Currently, on open of a store file, the index is read into memory and then closed.  The data
file is opened and kept open to avoid paying the 'open' cost on every random-access.  This
latter action makes it so hbase soon trips 'too many open files' exception (See [http://wiki.apache.org/hadoop/Hbase/FAQ#6
FAQ #6]).  The info is opened, read, and then closed.  If a bloomfilter, its deserialized
out of the bloomfilter file.

== Common Index-based Accesses ==

Lookup for a particular key, a query is first made against the MapFile index to find the nearest
key using a binary search.  We then go to the data file and seek to the index offset and iterate
until we find the queried key or we've moved past where it should have been in the file.

Another common access pattern has us asking for the row that falls closest that which we asked
for, both closest-before and closest-after (if not an exact match).  To figure closest row,
we go to index first and then iterate forward.

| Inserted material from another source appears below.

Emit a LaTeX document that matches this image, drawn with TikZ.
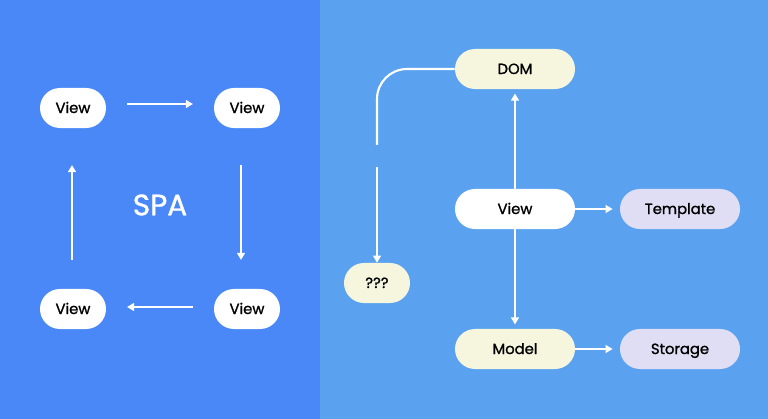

We also need to be able to figure quickly if a store file has an entry at all for a particular
key.

== File Index ==

We need to fix the case where rows have many entries.  When scanning, we'll pre-populate the
scanner with the  scanner start row (using the index to figure the offset).  On call to hasNext,
we'll then iterate forward until we trip over the next row.  This works fine if < tens
of entries per row but if millions hbase scanner crawls (or client lease just times out).
 We at least need to be smarter about our use of the flat index going back to it to try figure
if row has < tens or millions of entries per row -- or index could record every the start
of every row offset.

Index needs to be small.  There are lots of these store files in hbase.  Currently we open
index, read into memory, then close the index file but keep the data file open for 'fast'
random access. One improvement would be to divide the index into pieces -- file blocks as
in TFile or as in cassandra would make most sense -- and optionally let go of LRU block indices
when memory pressure.

If index included offset to every key, would be able to use it to figure if file had an entry
for the queried key and every index lookup would get us exact offset.  But such an index would
be too large to keep in memory (If values are small, file could have many entries.  Files
are usually about 64MB but can grow to an upper-bound of about 1G though this is configurable
and nothing to stop it being configured up from this).

== Other File Formats ==
Cassandra uses a Sequence File.  It adds key/values in blocks of 128 by default.  On the 128th
entry, an index for the block keys is inlined and then a new block begins.  Block offsets
are kept out in an index file as in MapFile.  Bloomfilters are on by default.

== New Format ==
Have data, metadata, indices and bloomfilters, etc., all rolled up in the one file.